In the psychology of religion the transition from one level to another is called fixation at the level of support. The problem of spiritual growth is that a person finds a workable form of faith and… stops moving. Because that form satisfies basic needs: security, identity, belonging. Moving further requires not just convictions but an inner risk.
Why do people “get stuck” at a particular rung? At each level a person seeks to solve a specific task. By becoming one of the in-group, he rids himself of loneliness. By accepting traditions he finds stability and “frames of truth.” By mastering the teachings, he gains intellectual clarity. “Intermediaries” provide the assurance that “someone has already checked this out.” When all these tasks are solved, the psyche says: “Enough. Why go further?”
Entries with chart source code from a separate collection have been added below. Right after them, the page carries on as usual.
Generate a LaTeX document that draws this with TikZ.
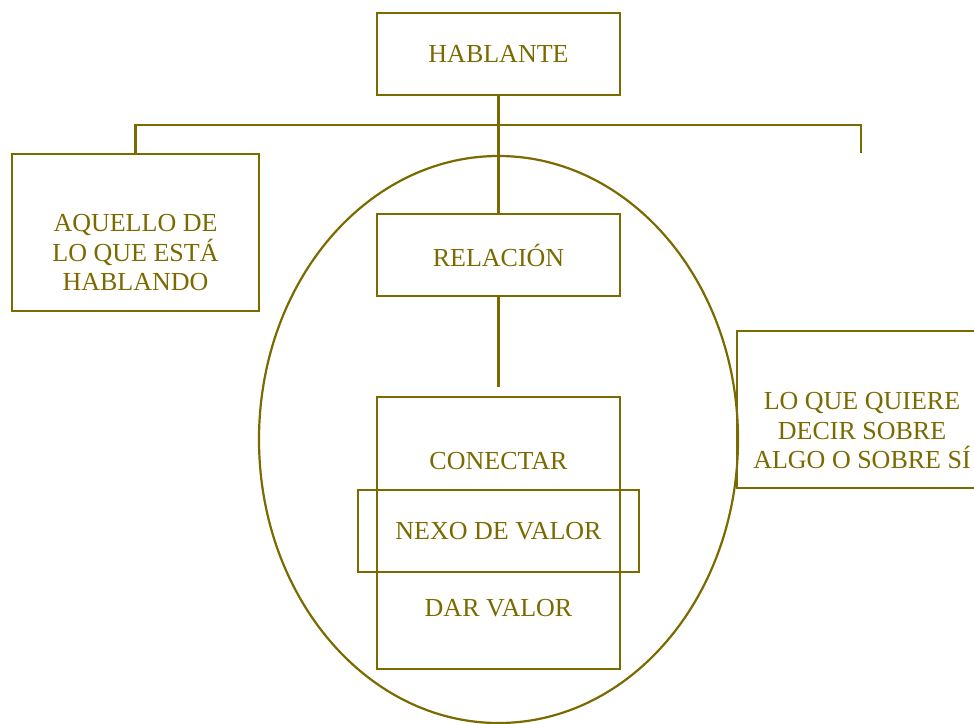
\documentclass[tikz,border=0pt]{standalone}
\usepackage{fontspec}
\setmainfont{Liberation Serif}
\definecolor{oliva}{RGB}{122,106,0}
\tikzset{
  caja/.style={draw=oliva, line width=2.8pt, rectangle, inner sep=0pt},
  texto/.style={text=oliva, align=center, font=\fontsize{26}{29.5}\selectfont},
  linea/.style={draw=oliva, line width=2.8pt}
}

\begin{document}
\begin{tikzpicture}[x=1pt,y=-1pt]
	\useasboundingbox (0,0) rectangle (974,723);
	\clip (0,0) rectangle (974,723);
	
	\draw[draw=oliva, line width=2.2pt] (498.5,439.5) ellipse [x radius=239.5, y radius=283.5];
	
	\node[caja, texto, minimum width=243pt, minimum height=82pt] (hablante) at (498.5,54) {HABLANTE};
	\node[caja, texto, minimum width=243pt, minimum height=82pt] (relacion) at (498.5,255) {RELACIÓN};
	
	\node[caja, minimum width=247pt, minimum height=157pt] (aquello) at (135.5,232.5) {};
	\node[texto] (aquellotxt) at (135.5,253) {AQUELLO DE\\LO QUE ESTÁ\\HABLANDO};
	
	\node[caja, minimum width=253pt, minimum height=157pt] (quiere) at (863.5,409.5) {};
	\node[texto] (quieretxt) at (862,431) {LO QUE QUIERE\\DECIR SOBRE\\ALGO O SOBRE SÍ};
	
	\node[caja, minimum width=243pt, minimum height=272pt] (valor) at (498.5,533) {};
	\node[texto] (conectar) at (498.5,461) {CONECTAR};
	\node[texto] (dar) at (498.5,608) {DAR VALOR};
	\node[caja, texto, minimum width=281pt, minimum height=82pt] (nexo) at (498.5,531) {NEXO DE VALOR};
	
	% ramas
	\coordinate (ramaizq) at (135.5,125);
	\coordinate (ramader) at (861,125);
	\coordinate (finder) at (861,153);
	\coordinate (finrel) at (498.5,387);
	\draw[linea] (hablante.south) -- (relacion.north);
	\draw[linea] (aquello.north) -- (ramaizq) -- (ramader) -- (finder);
	\draw[linea] (relacion.south) -- (finrel);
\end{tikzpicture}
\end{document}
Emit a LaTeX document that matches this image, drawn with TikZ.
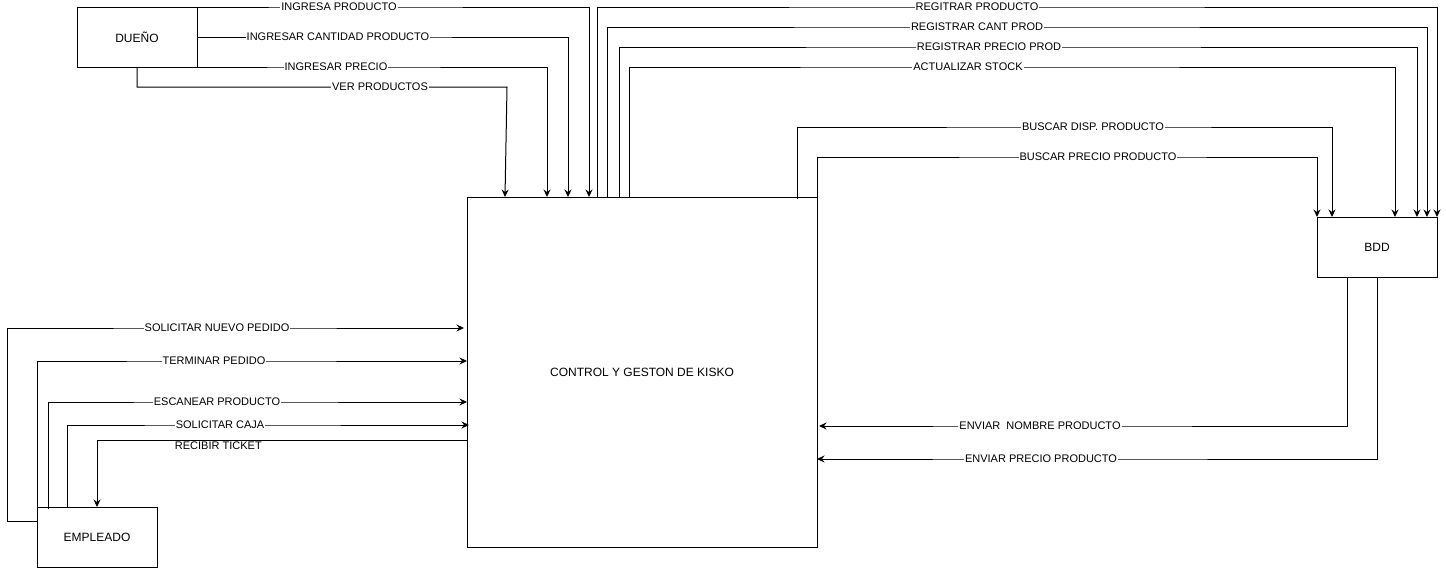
\documentclass[tikz,border=0pt]{standalone}
\usepackage{fontspec}
\setmainfont{Liberation Sans}
\usetikzlibrary{arrows.meta}
\begin{document}
\begin{tikzpicture}[x=1pt,y=-1pt,
  box/.style={draw, line width=1pt, minimum width=120pt, minimum height=60pt, inner sep=0pt, outer sep=0pt, font=\fontsize{12}{14}\selectfont},
  flow/.style={draw, line width=1pt, -{Stealth[length=7.5pt,width=7pt,inset=2.5pt]}},
  lbl/.style={fill=white, inner sep=1pt, font=\fontsize{11}{13}\selectfont}]
\useasboundingbox (0,0) rectangle (1446,568);
\node[box] (duenio) at (137,37) {DUEÑO};
\node[box, minimum width=350pt, minimum height=350pt] (ctrl) at (642,372) {CONTROL Y GESTON DE KISKO};
\node[box] (bdd) at (1377,247) {BDD};
\node[box] (emp) at (97,537) {EMPLEADO};
% DUENO -> CONTROL
\draw[flow] (duenio.north east) -- (339,7) node[lbl]{INGRESA PRODUCTO} -| ([xshift=122pt]ctrl.north west);
\draw[flow] (duenio.east) -- (338,37) node[lbl]{INGRESAR CANTIDAD PRODUCTO} -| ([xshift=101pt]ctrl.north west);
\draw[flow] (duenio.south east) -- (336,67) node[lbl]{INGRESAR PRECIO} -| ([xshift=80pt]ctrl.north west);
\draw[flow] (duenio.south) |- (380,87) node[lbl]{VER PRODUCTOS} -- (507,87) -- ([xshift=38pt]ctrl.north west);
% CONTROL -> BDD
\draw[flow] ([xshift=130pt]ctrl.north west) |- (977,7) node[lbl]{REGITRAR PRODUCTO} -| (bdd.north east);
\draw[flow] ([xshift=140pt]ctrl.north west) |- (977,27) node[lbl]{REGISTRAR CANT PROD} -| ([xshift=-10pt]bdd.north east);
\draw[flow] ([xshift=152pt]ctrl.north west) |- (989,47) node[lbl]{REGISTRAR PRECIO PROD} -| ([xshift=-20pt]bdd.north east);
\draw[flow] ([xshift=162pt]ctrl.north west) |- (968,67) node[lbl]{ACTUALIZAR STOCK} -| ([xshift=-42pt]bdd.north east);
\draw[flow] ([xshift=330pt,yshift=-2pt]ctrl.north west) |- (1093,127) node[lbl]{BUSCAR DISP. PRODUCTO} -| ([xshift=15pt]bdd.north west);
\draw[flow] (ctrl.north east) |- (1098,157) node[lbl]{BUSCAR PRECIO PRODUCTO} -| (bdd.north west);
% EMPLEADO <-> CONTROL
\draw[flow] ([yshift=16pt]emp.west) -- ++(-30,0) |- (217,328) node[lbl]{SOLICITAR NUEVO PEDIDO} -- ([xshift=-3pt,yshift=44pt]ctrl.west);
\draw[flow] (emp.north west) |- (214,361) node[lbl]{TERMINAR PEDIDO} -- ([yshift=11pt]ctrl.west);
\draw[flow] ([xshift=11pt,yshift=-2pt]emp.north west) |- (217,402) node[lbl]{ESCANEAR PRODUCTO} -- ([yshift=-30pt]ctrl.west);
\draw[flow] ([xshift=30pt]emp.north west) |- (220,425) node[lbl]{SOLICITAR CAJA} -- ([xshift=2pt,yshift=-53pt]ctrl.west);
\draw[flow] ([yshift=-68pt]ctrl.west) -| node[pos=0.336, font=\fontsize{11}{13}\selectfont, inner sep=0pt, anchor=north, yshift=-1pt]{RECIBIR TICKET} (emp.north);
% BDD -> CONTROL
\draw[flow] ([xshift=-30pt]bdd.south) |- (1040,426) node[lbl]{ENVIAR\ \ NOMBRE PRODUCTO} -- ([xshift=2pt,yshift=-54pt]ctrl.east);
\draw[flow] (bdd.south) |- (1041,459) node[lbl]{ENVIAR PRECIO PRODUCTO} -- ([yshift=-87pt]ctrl.east);
\end{tikzpicture}
\end{document}
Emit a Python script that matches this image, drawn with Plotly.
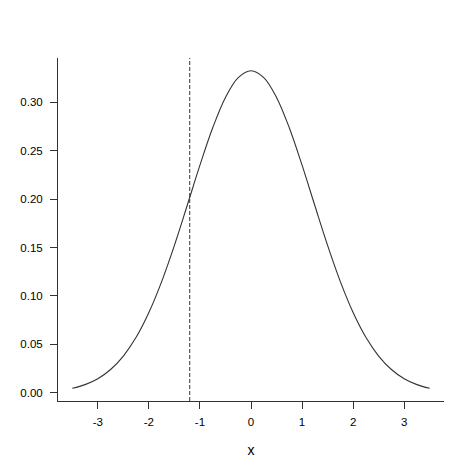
import plotly.graph_objects as go

x_vals = [-3.5, -3.25, -3.0, -2.75, -2.5, -2.25, -2.0, -1.75, -1.5, -1.25, -1.0, -0.75, -0.5, -0.25,
          0.0, 0.25, 0.5, 0.75, 1.0, 1.25, 1.5, 1.75, 2.0, 2.25, 2.5, 2.75, 3.0, 3.25, 3.5]
density = [0.0047, 0.0085, 0.0146, 0.0241, 0.0380, 0.0573, 0.0829, 0.1148, 0.1522, 0.1933, 0.2349,
           0.2735, 0.3048, 0.3253, 0.3324, 0.3253, 0.3048, 0.2735, 0.2349, 0.1933, 0.1522, 0.1148,
           0.0829, 0.0573, 0.0380, 0.0241, 0.0146, 0.0085, 0.0047]
cutoff = -1.2
x_ticks = [-3, -2, -1, 0, 1, 2, 3]
x_tick_labels = ["-3", "-2", "-1", "0", "1", "2", "3"]
y_ticks = [0.0, 0.05, 0.10, 0.15, 0.20, 0.25, 0.30]

fig = go.Figure()
fig.add_trace(go.Scatter(x=x_vals, y=density, mode="lines",
                         line=dict(color="#333333", width=1.1, shape="spline"),
                         showlegend=False, hoverinfo="skip"))
fig.add_vline(x=cutoff, line=dict(color="#333333", width=1, dash="4px,2px"))

font = dict(family="Liberation Sans, Arial, sans-serif", size=11.5, color="black")
fig.update_layout(
    width=474, height=474,
    margin=dict(l=50, r=38, t=50, b=81),
    paper_bgcolor="white", plot_bgcolor="white",
    font=font,
    xaxis=dict(range=[-3.78, 3.78], tickvals=x_ticks, ticktext=x_tick_labels, ticks="outside",
               ticklen=7, tickcolor="#333333", showline=True, linecolor="#333333", linewidth=1,
               showgrid=False, zeroline=False, ticklabelstandoff=3,
               title=dict(text="x", standoff=18)),
    yaxis=dict(range=[-0.0084, 0.3455], tickvals=y_ticks, tickformat=".2f", ticks="outside",
               ticklen=7, tickcolor="#333333", showline=True, linecolor="#333333", linewidth=1,
               showgrid=False, zeroline=False, ticklabelstandoff=5),
)
fig.write_html("out.html")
Each step upward is a loss of support. Each next level requires letting go of the previous level and many attitudes that have become part of the psyche: from the crowd to solitude, from tradition to inner responsibility, from text to uncertainty, from intermediaries to direct contact. This feels like an existential risk. Add to that the fear of making mistakes and social punishment. People tend to choose safety over depth. Social and religious systems really do react sharply to free and independent searching. Jesus’ warning that His followers would be expelled from the synagogues should be seen as a historically typical pattern: any religious system inevitably retards people’s spiritual growth by virtue of its conservatism.
Today the majority of Christians are on the second and third levels—believing in the church and tradition or believing in Scripture and teaching. Add to that the many who are on the first level and simply follow the crowd. Christianity is captive to the illusion of its own completeness because it has a system. There is a feeling that everything is clear, while spiritual growth begins where things are unclear. Transitions between levels happen through crisis, conflict, and disappointment, and this clashes with the natural desire for life to be stable and secure. Growth stalls. People revert and strengthen the system. Paradoxically: religion begins as a living experience, then becomes a system; that system protects itself and starts to impede what it originally came from.
Only a few reach the last two levels of faith because they demand inner honesty, the ability to withstand uncertainty, a readiness to oppose religion, and a renunciation of external guarantees. This is no longer simply “belief.” It is an existential stance. It should be noted that people do not get stuck on the lower rungs because they are “weak,” but because the system supports the stop, and because every person harbors his own fear of what spiritual growth might bring. Therefore most Christians live in the zone of “tradition plus teaching,” rarely moving on to personal trust and an inner state. Yet so long as this goal of Jesus’ teaching is not realized, the Christian religious system will remain unstable, cracking and falling apart under social upheavals. The universe requires spiritual growth. The universe awaits change.